THE PROBLEM
Repeat, exactly and in full, the lines of the listing below, but without any pictures.

DATA
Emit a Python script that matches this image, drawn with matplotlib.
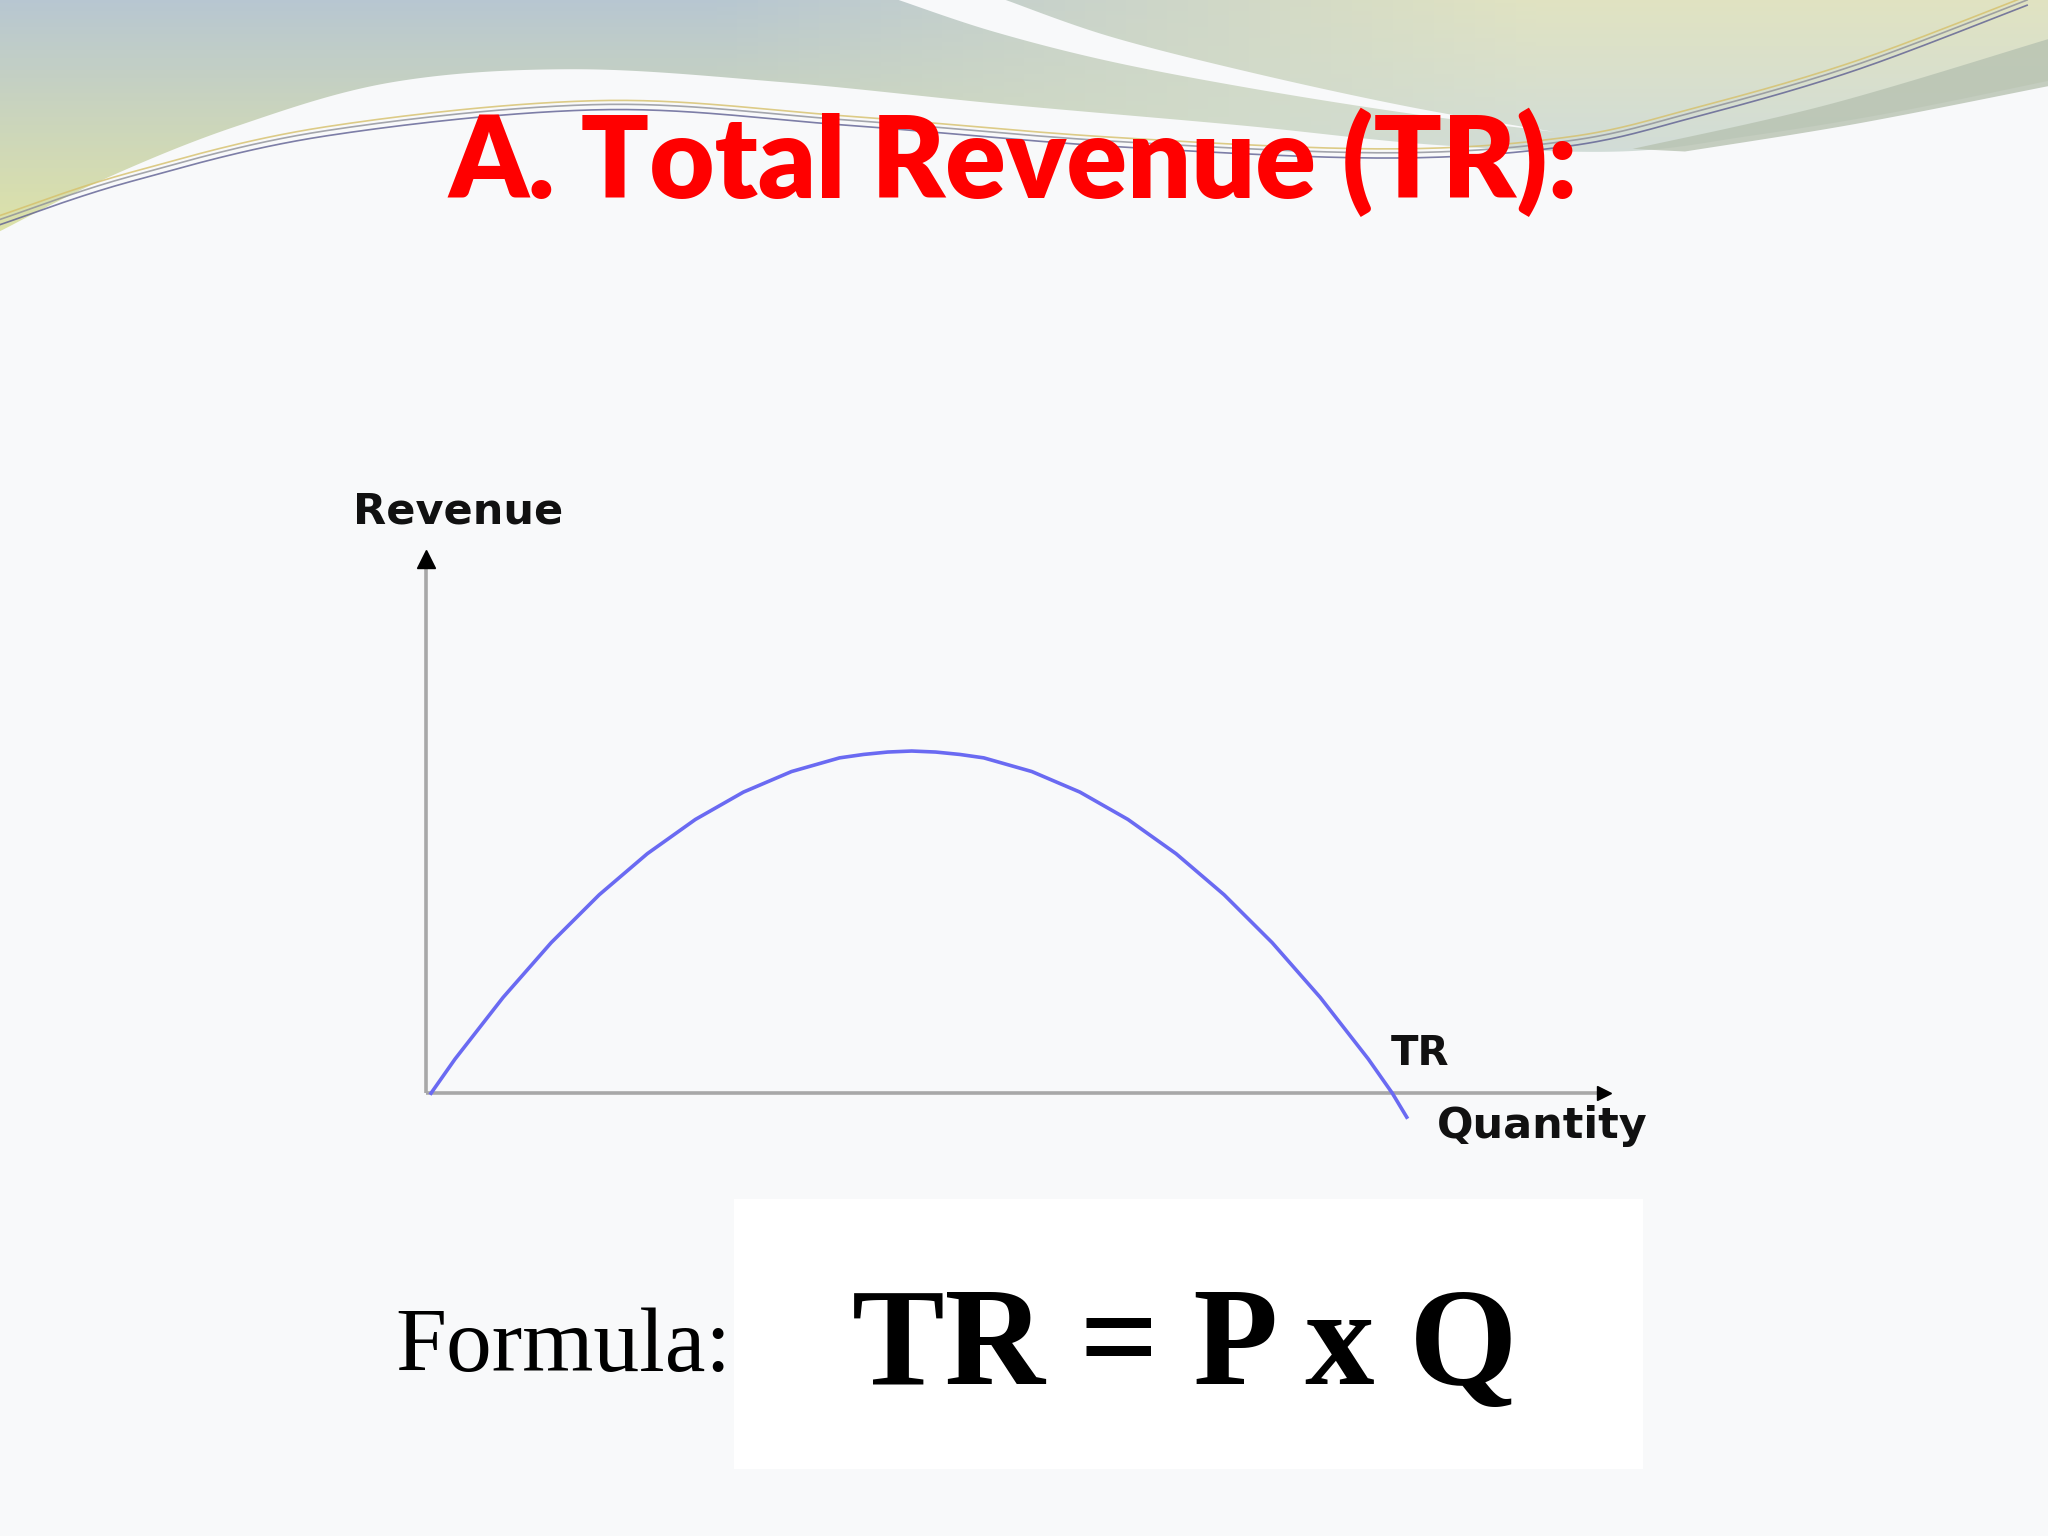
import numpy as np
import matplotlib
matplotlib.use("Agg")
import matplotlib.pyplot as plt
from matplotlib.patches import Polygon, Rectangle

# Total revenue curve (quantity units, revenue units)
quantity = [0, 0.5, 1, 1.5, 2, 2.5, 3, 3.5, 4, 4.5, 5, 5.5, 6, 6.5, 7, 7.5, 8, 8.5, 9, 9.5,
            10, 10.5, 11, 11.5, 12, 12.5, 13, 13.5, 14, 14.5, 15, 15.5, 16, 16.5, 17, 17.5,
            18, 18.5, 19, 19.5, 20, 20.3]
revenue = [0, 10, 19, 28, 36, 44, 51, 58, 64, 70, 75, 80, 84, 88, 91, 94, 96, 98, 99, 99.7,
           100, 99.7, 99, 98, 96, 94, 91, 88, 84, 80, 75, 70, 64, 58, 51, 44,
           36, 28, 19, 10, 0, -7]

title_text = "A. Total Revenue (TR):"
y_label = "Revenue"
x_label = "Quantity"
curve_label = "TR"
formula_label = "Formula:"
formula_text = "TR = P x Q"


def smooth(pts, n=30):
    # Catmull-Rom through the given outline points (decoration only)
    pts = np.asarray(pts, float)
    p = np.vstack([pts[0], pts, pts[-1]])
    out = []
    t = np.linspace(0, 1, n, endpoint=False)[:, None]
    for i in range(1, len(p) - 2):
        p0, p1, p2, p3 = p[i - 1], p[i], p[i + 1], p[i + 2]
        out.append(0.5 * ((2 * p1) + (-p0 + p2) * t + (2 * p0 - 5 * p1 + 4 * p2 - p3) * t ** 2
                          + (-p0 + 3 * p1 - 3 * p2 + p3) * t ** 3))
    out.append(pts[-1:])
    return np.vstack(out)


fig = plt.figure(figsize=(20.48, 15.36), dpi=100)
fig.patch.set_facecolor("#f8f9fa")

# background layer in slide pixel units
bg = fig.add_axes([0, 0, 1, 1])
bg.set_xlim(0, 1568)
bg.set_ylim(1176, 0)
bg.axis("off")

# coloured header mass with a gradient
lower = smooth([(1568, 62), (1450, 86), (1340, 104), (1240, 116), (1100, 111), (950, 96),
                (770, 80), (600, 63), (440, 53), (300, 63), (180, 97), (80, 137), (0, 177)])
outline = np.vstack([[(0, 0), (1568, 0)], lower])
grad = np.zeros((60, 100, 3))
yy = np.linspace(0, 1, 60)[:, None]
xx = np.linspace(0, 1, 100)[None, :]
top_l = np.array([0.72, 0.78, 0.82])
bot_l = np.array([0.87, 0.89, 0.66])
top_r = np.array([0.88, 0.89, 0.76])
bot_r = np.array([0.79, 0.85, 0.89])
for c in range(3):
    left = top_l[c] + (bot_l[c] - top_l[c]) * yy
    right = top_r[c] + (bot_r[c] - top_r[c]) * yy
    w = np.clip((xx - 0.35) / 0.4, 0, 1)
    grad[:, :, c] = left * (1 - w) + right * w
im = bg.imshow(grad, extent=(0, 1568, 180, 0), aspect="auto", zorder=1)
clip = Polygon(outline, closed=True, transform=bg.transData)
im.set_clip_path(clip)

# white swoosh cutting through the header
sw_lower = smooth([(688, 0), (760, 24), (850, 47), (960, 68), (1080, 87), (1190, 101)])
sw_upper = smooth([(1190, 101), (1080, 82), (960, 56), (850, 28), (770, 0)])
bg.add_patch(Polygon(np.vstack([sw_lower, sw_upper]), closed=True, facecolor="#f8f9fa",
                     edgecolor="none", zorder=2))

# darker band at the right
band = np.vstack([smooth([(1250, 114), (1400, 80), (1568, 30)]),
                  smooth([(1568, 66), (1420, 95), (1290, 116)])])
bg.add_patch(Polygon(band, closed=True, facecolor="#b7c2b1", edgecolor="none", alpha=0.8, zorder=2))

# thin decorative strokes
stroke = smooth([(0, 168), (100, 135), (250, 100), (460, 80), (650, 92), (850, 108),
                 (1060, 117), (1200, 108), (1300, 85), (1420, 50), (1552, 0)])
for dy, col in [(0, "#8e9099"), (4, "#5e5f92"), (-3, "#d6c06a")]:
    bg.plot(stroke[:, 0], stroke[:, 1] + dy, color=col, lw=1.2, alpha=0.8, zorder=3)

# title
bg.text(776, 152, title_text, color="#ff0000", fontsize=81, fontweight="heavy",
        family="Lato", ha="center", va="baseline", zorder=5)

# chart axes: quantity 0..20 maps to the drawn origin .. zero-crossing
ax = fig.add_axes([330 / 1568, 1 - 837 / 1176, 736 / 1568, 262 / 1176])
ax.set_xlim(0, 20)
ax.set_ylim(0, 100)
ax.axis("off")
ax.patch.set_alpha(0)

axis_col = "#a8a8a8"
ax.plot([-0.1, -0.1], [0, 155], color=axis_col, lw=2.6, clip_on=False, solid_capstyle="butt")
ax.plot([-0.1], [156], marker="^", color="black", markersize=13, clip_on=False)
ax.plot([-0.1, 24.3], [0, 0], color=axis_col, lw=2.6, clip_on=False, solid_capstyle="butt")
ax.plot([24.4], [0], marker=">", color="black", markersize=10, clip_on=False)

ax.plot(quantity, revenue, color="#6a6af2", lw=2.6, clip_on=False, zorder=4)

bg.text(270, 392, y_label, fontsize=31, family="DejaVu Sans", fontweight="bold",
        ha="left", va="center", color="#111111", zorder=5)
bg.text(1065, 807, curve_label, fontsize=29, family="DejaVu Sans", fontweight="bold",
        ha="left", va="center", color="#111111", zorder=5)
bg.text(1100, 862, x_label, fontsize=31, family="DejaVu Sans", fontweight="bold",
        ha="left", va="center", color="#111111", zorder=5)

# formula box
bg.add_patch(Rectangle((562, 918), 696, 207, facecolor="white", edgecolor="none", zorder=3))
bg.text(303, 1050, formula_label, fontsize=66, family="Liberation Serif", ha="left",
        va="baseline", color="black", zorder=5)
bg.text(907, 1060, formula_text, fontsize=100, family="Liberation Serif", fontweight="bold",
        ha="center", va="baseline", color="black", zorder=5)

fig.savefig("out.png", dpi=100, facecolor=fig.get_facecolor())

REPLY TO THE EXERCISE
Emit a Python script that matches this image, drawn with matplotlib.
import numpy as np
import matplotlib
matplotlib.use("Agg")
import matplotlib.pyplot as plt
from matplotlib.patches import Polygon, Rectangle

# Total revenue curve (quantity units, revenue units)
quantity = [0, 0.5, 1, 1.5, 2, 2.5, 3, 3.5, 4, 4.5, 5, 5.5, 6, 6.5, 7, 7.5, 8, 8.5, 9, 9.5,
            10, 10.5, 11, 11.5, 12, 12.5, 13, 13.5, 14, 14.5, 15, 15.5, 16, 16.5, 17, 17.5,
            18, 18.5, 19, 19.5, 20, 20.3]
revenue = [0, 10, 19, 28, 36, 44, 51, 58, 64, 70, 75, 80, 84, 88, 91, 94, 96, 98, 99, 99.7,
           100, 99.7, 99, 98, 96, 94, 91, 88, 84, 80, 75, 70, 64, 58, 51, 44,
           36, 28, 19, 10, 0, -7]

title_text = "A. Total Revenue (TR):"
y_label = "Revenue"
x_label = "Quantity"
curve_label = "TR"
formula_label = "Formula:"
formula_text = "TR = P x Q"


def smooth(pts, n=30):
    # Catmull-Rom through the given outline points (decoration only)
    pts = np.asarray(pts, float)
    p = np.vstack([pts[0], pts, pts[-1]])
    out = []
    t = np.linspace(0, 1, n, endpoint=False)[:, None]
    for i in range(1, len(p) - 2):
        p0, p1, p2, p3 = p[i - 1], p[i], p[i + 1], p[i + 2]
        out.append(0.5 * ((2 * p1) + (-p0 + p2) * t + (2 * p0 - 5 * p1 + 4 * p2 - p3) * t ** 2
                          + (-p0 + 3 * p1 - 3 * p2 + p3) * t ** 3))
    out.append(pts[-1:])
    return np.vstack(out)


fig = plt.figure(figsize=(20.48, 15.36), dpi=100)
fig.patch.set_facecolor("#f8f9fa")

# background layer in slide pixel units
bg = fig.add_axes([0, 0, 1, 1])
bg.set_xlim(0, 1568)
bg.set_ylim(1176, 0)
bg.axis("off")

# coloured header mass with a gradient
lower = smooth([(1568, 62), (1450, 86), (1340, 104), (1240, 116), (1100, 111), (950, 96),
                (770, 80), (600, 63), (440, 53), (300, 63), (180, 97), (80, 137), (0, 177)])
outline = np.vstack([[(0, 0), (1568, 0)], lower])
grad = np.zeros((60, 100, 3))
yy = np.linspace(0, 1, 60)[:, None]
xx = np.linspace(0, 1, 100)[None, :]
top_l = np.array([0.72, 0.78, 0.82])
bot_l = np.array([0.87, 0.89, 0.66])
top_r = np.array([0.88, 0.89, 0.76])
bot_r = np.array([0.79, 0.85, 0.89])
for c in range(3):
    left = top_l[c] + (bot_l[c] - top_l[c]) * yy
    right = top_r[c] + (bot_r[c] - top_r[c]) * yy
    w = np.clip((xx - 0.35) / 0.4, 0, 1)
    grad[:, :, c] = left * (1 - w) + right * w
im = bg.imshow(grad, extent=(0, 1568, 180, 0), aspect="auto", zorder=1)
clip = Polygon(outline, closed=True, transform=bg.transData)
im.set_clip_path(clip)

# white swoosh cutting through the header
sw_lower = smooth([(688, 0), (760, 24), (850, 47), (960, 68), (1080, 87), (1190, 101)])
sw_upper = smooth([(1190, 101), (1080, 82), (960, 56), (850, 28), (770, 0)])
bg.add_patch(Polygon(np.vstack([sw_lower, sw_upper]), closed=True, facecolor="#f8f9fa",
                     edgecolor="none", zorder=2))

# darker band at the right
band = np.vstack([smooth([(1250, 114), (1400, 80), (1568, 30)]),
                  smooth([(1568, 66), (1420, 95), (1290, 116)])])
bg.add_patch(Polygon(band, closed=True, facecolor="#b7c2b1", edgecolor="none", alpha=0.8, zorder=2))

# thin decorative strokes
stroke = smooth([(0, 168), (100, 135), (250, 100), (460, 80), (650, 92), (850, 108),
                 (1060, 117), (1200, 108), (1300, 85), (1420, 50), (1552, 0)])
for dy, col in [(0, "#8e9099"), (4, "#5e5f92"), (-3, "#d6c06a")]:
    bg.plot(stroke[:, 0], stroke[:, 1] + dy, color=col, lw=1.2, alpha=0.8, zorder=3)

# title
bg.text(776, 152, title_text, color="#ff0000", fontsize=81, fontweight="heavy",
        family="Lato", ha="center", va="baseline", zorder=5)

# chart axes: quantity 0..20 maps to the drawn origin .. zero-crossing
ax = fig.add_axes([330 / 1568, 1 - 837 / 1176, 736 / 1568, 262 / 1176])
ax.set_xlim(0, 20)
ax.set_ylim(0, 100)
ax.axis("off")
ax.patch.set_alpha(0)

axis_col = "#a8a8a8"
ax.plot([-0.1, -0.1], [0, 155], color=axis_col, lw=2.6, clip_on=False, solid_capstyle="butt")
ax.plot([-0.1], [156], marker="^", color="black", markersize=13, clip_on=False)
ax.plot([-0.1, 24.3], [0, 0], color=axis_col, lw=2.6, clip_on=False, solid_capstyle="butt")
ax.plot([24.4], [0], marker=">", color="black", markersize=10, clip_on=False)

ax.plot(quantity, revenue, color="#6a6af2", lw=2.6, clip_on=False, zorder=4)

bg.text(270, 392, y_label, fontsize=31, family="DejaVu Sans", fontweight="bold",
        ha="left", va="center", color="#111111", zorder=5)
bg.text(1065, 807, curve_label, fontsize=29, family="DejaVu Sans", fontweight="bold",
        ha="left", va="center", color="#111111", zorder=5)
bg.text(1100, 862, x_label, fontsize=31, family="DejaVu Sans", fontweight="bold",
        ha="left", va="center", color="#111111", zorder=5)

# formula box
bg.add_patch(Rectangle((562, 918), 696, 207, facecolor="white", edgecolor="none", zorder=3))
bg.text(303, 1050, formula_label, fontsize=66, family="Liberation Serif", ha="left",
        va="baseline", color="black", zorder=5)
bg.text(907, 1060, formula_text, fontsize=100, family="Liberation Serif", fontweight="bold",
        ha="center", va="baseline", color="black", zorder=5)

fig.savefig("out.png", dpi=100, facecolor=fig.get_facecolor())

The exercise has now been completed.